United States Supreme Court
110 U.S. 305 (1884)
In Jeffries v. Mut. Life Ins. Co. of New York, Allan A. Kennedy died in Missouri in 1871, leaving behind life insurance policies, one of which was with the defendant, Mutual Life Insurance Company of New York. Charles W. Jeffries was appointed as the administrator of Kennedy's estate. Attorneys Joseph S. Laurie and Thomas W.B. Crews were hired to pursue claims on these policies, with a contract allowing them to compromise on the proceeds. After lengthy litigation, a judgment was awarded in favor of the plaintiff for $13,495 in 1877. Charles W. Jeffries died in 1873 and was replaced by Cuthbert S. Jeffries as administrator. In 1879, Laurie compromised the judgment with the defendant for $9,401.42 without Cuthbert's approval. Cuthbert sought to vacate the satisfaction of judgment, arguing Laurie's lack of authority and absence of probate court approval. The Circuit Court found that the original administrator had given Laurie and Crews the authority to compromise. The plaintiff appealed, claiming the compromise lacked proper authorization. The Circuit Court denied the motion to vacate, and the case reached the U.S. Supreme Court on writ of error.

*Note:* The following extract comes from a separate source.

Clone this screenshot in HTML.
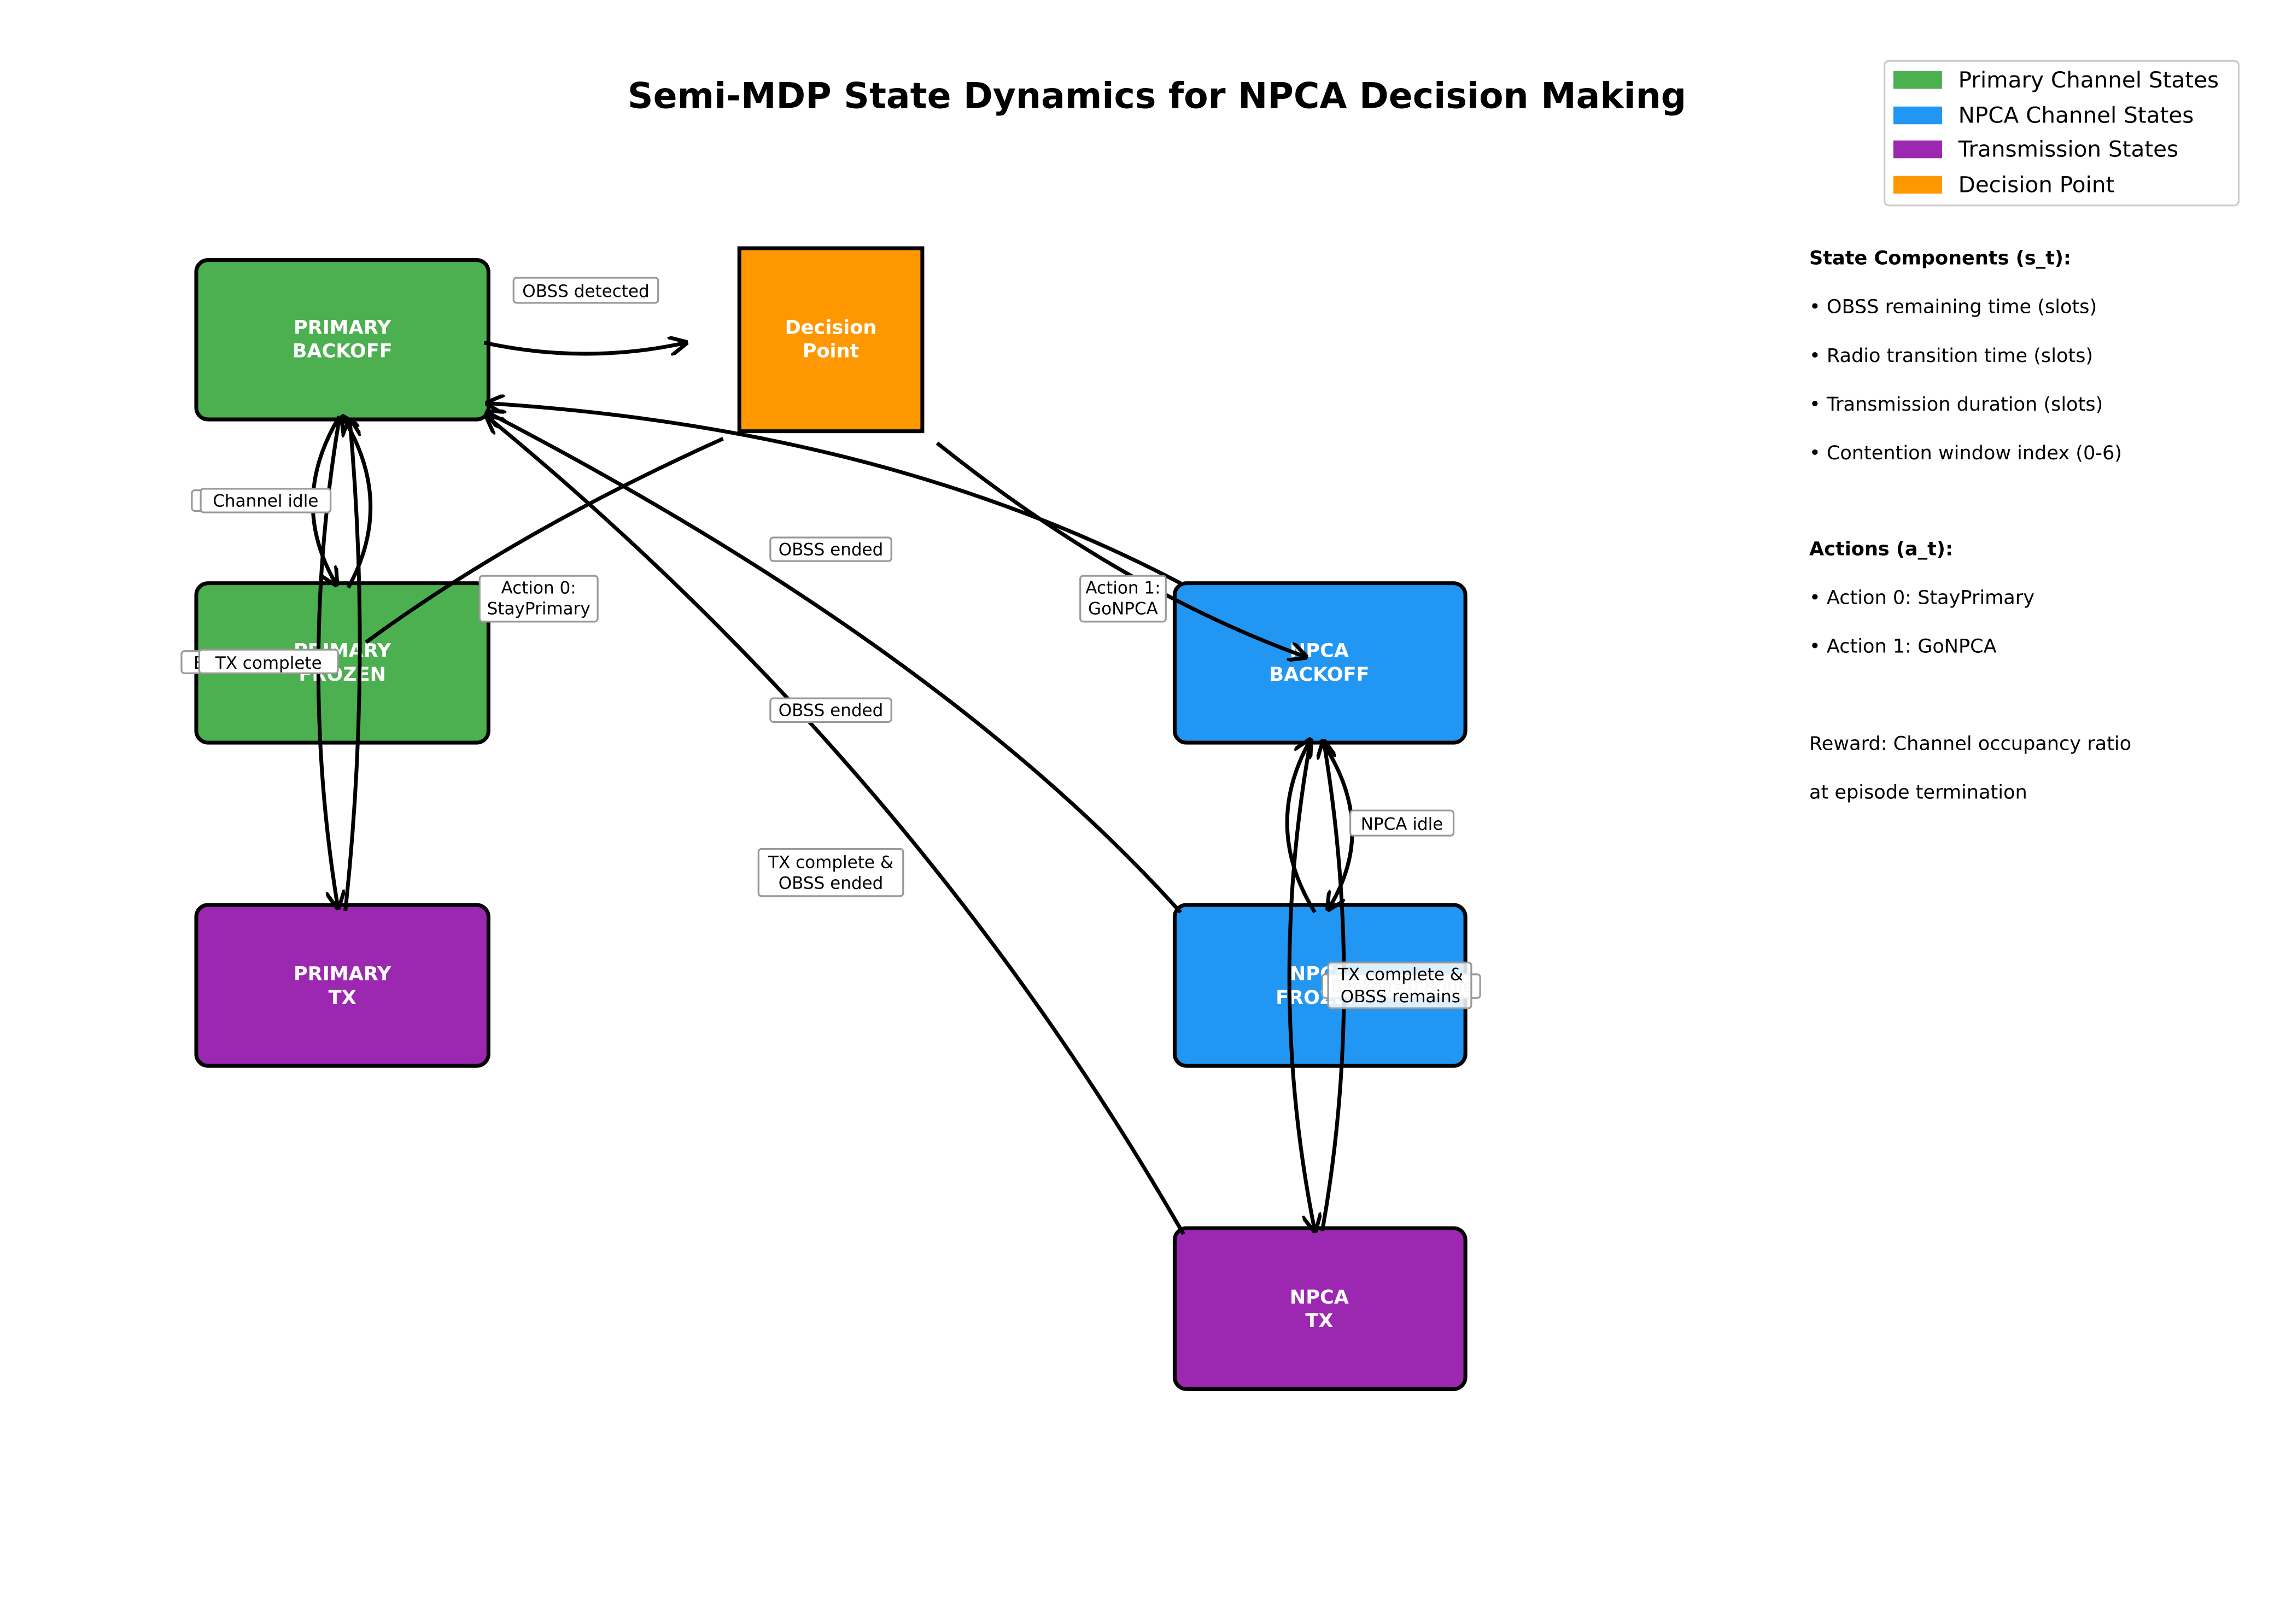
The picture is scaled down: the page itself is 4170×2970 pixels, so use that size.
<!DOCTYPE html>
<html><head><meta charset="utf-8"><style>
html,body{margin:0;padding:0;background:#fff}
svg{display:block}
text{font-family:"DejaVu Sans","Liberation Sans",sans-serif}
.bx{font-weight:bold;fill:#fff;font-size:13px;text-anchor:middle}
.lb{font-size:11.5px;text-anchor:middle}
.lr{fill:#fff;stroke:#999;stroke-width:1.2}
.ar{fill:none;stroke:#000;stroke-width:2.6}
.rt{font-size:13px}
</style></head><body>
<svg width="4170" height="2970" viewBox="0 0 1545 1100" xmlns="http://www.w3.org/2000/svg">
<defs><marker id="a" viewBox="0 0 10 10" refX="9" refY="5" markerWidth="5" markerHeight="5" orient="auto-start-reverse"><path d="M0,0 L10,5 L0,10" fill="none" stroke="#000" stroke-width="2"/></marker></defs>
<text x="784" y="73" text-anchor="middle" font-size="24" font-weight="bold">Semi-MDP State Dynamics for NPCA Decision Making</text>

<rect x="133" y="176" width="198" height="108" rx="8" fill="#4CAF50" stroke="#000" stroke-width="2.6"/>
<rect x="133" y="395" width="198" height="108" rx="8" fill="#4CAF50" stroke="#000" stroke-width="2.6"/>
<rect x="133" y="613" width="198" height="109" rx="8" fill="#9C27B0" stroke="#000" stroke-width="2.6"/>
<rect x="501" y="168" width="124" height="124" fill="#FF9800" stroke="#000" stroke-width="2.6"/>
<rect x="796" y="395" width="197" height="108" rx="8" fill="#2196F3" stroke="#000" stroke-width="2.6"/>
<rect x="796" y="613" width="197" height="109" rx="8" fill="#2196F3" stroke="#000" stroke-width="2.6"/>
<rect x="796" y="832" width="197" height="109" rx="8" fill="#9C27B0" stroke="#000" stroke-width="2.6"/>

<text class="bx" x="232" y="226">PRIMARY</text><text class="bx" x="232" y="242">BACKOFF</text>
<text class="bx" x="232" y="445">PRIMARY</text><text class="bx" x="232" y="461">FROZEN</text>
<text class="bx" x="232" y="664">PRIMARY</text><text class="bx" x="232" y="680">TX</text>
<text class="bx" x="563" y="226">Decision</text><text class="bx" x="563" y="242">Point</text>
<text class="bx" x="894" y="445">NPCA</text><text class="bx" x="894" y="461">BACKOFF</text>
<text class="bx" x="894" y="664">NPCA</text><text class="bx" x="894" y="680">FROZEN</text>
<text class="bx" x="894" y="883">NPCA</text><text class="bx" x="894" y="899">TX</text>

<path class="ar" marker-end="url(#a)" d="M328,232 Q397,247 465,232"/>
<path class="ar" d="M490,297 Q350,360 248,435"/>
<path class="ar" marker-end="url(#a)" d="M635,300 Q760,400 885,445"/>
<path class="ar" marker-end="url(#a)" d="M800,395 Q600,290 330,273"/>
<path class="ar" marker-end="url(#a)" d="M800,618 Q640,440 330,279"/>
<path class="ar" marker-end="url(#a)" d="M802,836 Q620,520 330,282"/>
<path class="ar" marker-end="url(#a)" d="M230,282 Q195,340 228,396"/>
<path class="ar" marker-end="url(#a)" d="M236,398 Q268,340 232,282"/>
<path class="ar" marker-end="url(#a)" d="M230,283 Q202,450 229,615"/>
<path class="ar" marker-end="url(#a)" d="M234,617 Q252,450 237,284"/>
<path class="ar" marker-end="url(#a)" d="M891,618 Q855,560 888,501"/>
<path class="ar" marker-end="url(#a)" d="M895,501 Q935,560 900,616"/>
<path class="ar" marker-end="url(#a)" d="M888,502 Q858,670 891,834"/>
<path class="ar" marker-end="url(#a)" d="M896,834 Q925,670 897,502"/>

<rect class="lr" x="130" y="332" width="80" height="14" rx="2"/>
<text class="lb" x="170" y="343" fill="#bbb">Infeasible</text>
<rect class="lr" x="136" y="331" width="88" height="16" rx="2"/><text class="lb" x="180" y="343">Channel idle</text>
<rect class="lr" x="123" y="441" width="100" height="15" rx="2"/><text class="lb" x="173" y="453">Backoff=0 idle</text>
<rect class="lr" x="135" y="440" width="94" height="16" rx="2"/><text class="lb" x="182" y="453">TX complete</text>
<rect class="lr" x="348" y="188" width="98" height="17" rx="2"/><text class="lb" x="397" y="201">OBSS detected</text>
<rect class="lr" x="325" y="390" width="80" height="31" rx="2"/><text class="lb" x="365" y="402">Action 0:</text><text class="lb" x="365" y="416">StayPrimary</text>
<rect class="lr" x="522" y="364" width="82" height="16" rx="2"/><text class="lb" x="563" y="376">OBSS ended</text>
<rect class="lr" x="522" y="473" width="82" height="16" rx="2"/><text class="lb" x="563" y="485">OBSS ended</text>
<rect class="lr" x="514" y="575" width="98" height="32" rx="2"/><text class="lb" x="563" y="588">TX complete &amp;</text><text class="lb" x="563" y="602">OBSS ended</text>
<rect class="lr" x="732" y="390" width="58" height="31" rx="2"/><text class="lb" x="761" y="402">Action 1:</text><text class="lb" x="761" y="416">GoNPCA</text>
<rect class="lr" x="915" y="549" width="70" height="17" rx="2"/><text class="lb" x="950" y="562">NPCA idle</text>
<rect class="lr" x="896" y="660" width="107" height="16" rx="2"/><text class="lb" x="950" y="672" fill="#bbb">Backoff=0 &amp; idle</text>
<rect class="lr" x="900" y="652" width="97" height="31" rx="2" fill-opacity="0.85"/><text class="lb" x="949" y="664">TX complete &amp;</text><text class="lb" x="949" y="679">OBSS remains</text>

<rect x="1277" y="41" width="240" height="98" rx="3" fill="#fff" stroke="#ccc" stroke-width="1.2"/>
<rect x="1283" y="48" width="33" height="12" fill="#4CAF50"/><text x="1327" y="59" font-size="15">Primary Channel States</text>
<rect x="1283" y="72" width="33" height="12" fill="#2196F3"/><text x="1327" y="83" font-size="15">NPCA Channel States</text>
<rect x="1283" y="95" width="33" height="12" fill="#9C27B0"/><text x="1327" y="106" font-size="15">Transmission States</text>
<rect x="1283" y="119" width="33" height="12" fill="#FF9800"/><text x="1327" y="130" font-size="15">Decision Point</text>

<text class="rt" x="1226" y="179" font-weight="bold">State Components (s_t):</text>
<text class="rt" x="1226" y="212">• OBSS remaining time (slots)</text>
<text class="rt" x="1226" y="245">• Radio transition time (slots)</text>
<text class="rt" x="1226" y="278">• Transmission duration (slots)</text>
<text class="rt" x="1226" y="311">• Contention window index (0-6)</text>
<text class="rt" x="1226" y="376" font-weight="bold">Actions (a_t):</text>
<text class="rt" x="1226" y="409">• Action 0: StayPrimary</text>
<text class="rt" x="1226" y="442">• Action 1: GoNPCA</text>
<text class="rt" x="1226" y="508">Reward: Channel occupancy ratio</text>
<text class="rt" x="1226" y="541">at episode termination</text>
</svg>
</body></html>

The main issues were whether the attorneys had the authority to compromise the judgment without the consent of the current administrator and whether such a compromise required approval from the Probate Court.
The U.S. Supreme Court held that the compromise was valid as the original administrator had authorized the attorneys to settle the claim, and this authority was not negated by his death. The Court also concluded that the absence of Probate Court approval did not invalidate the compromise.
The U.S. Supreme Court reasoned that the contract between the original administrator and the attorneys granted them an interest in the proceeds with the power to compromise, which was not affected by the administrator's death. The Court found that the compromise was beneficial given the doubtful nature of the claim and that the attorneys acted within their authorized rights. The Court also determined that Missouri law did not prohibit such a contract, and even in the absence of specific statutory approval from the Probate Court, the compromise was justified and binding on the successor administrator.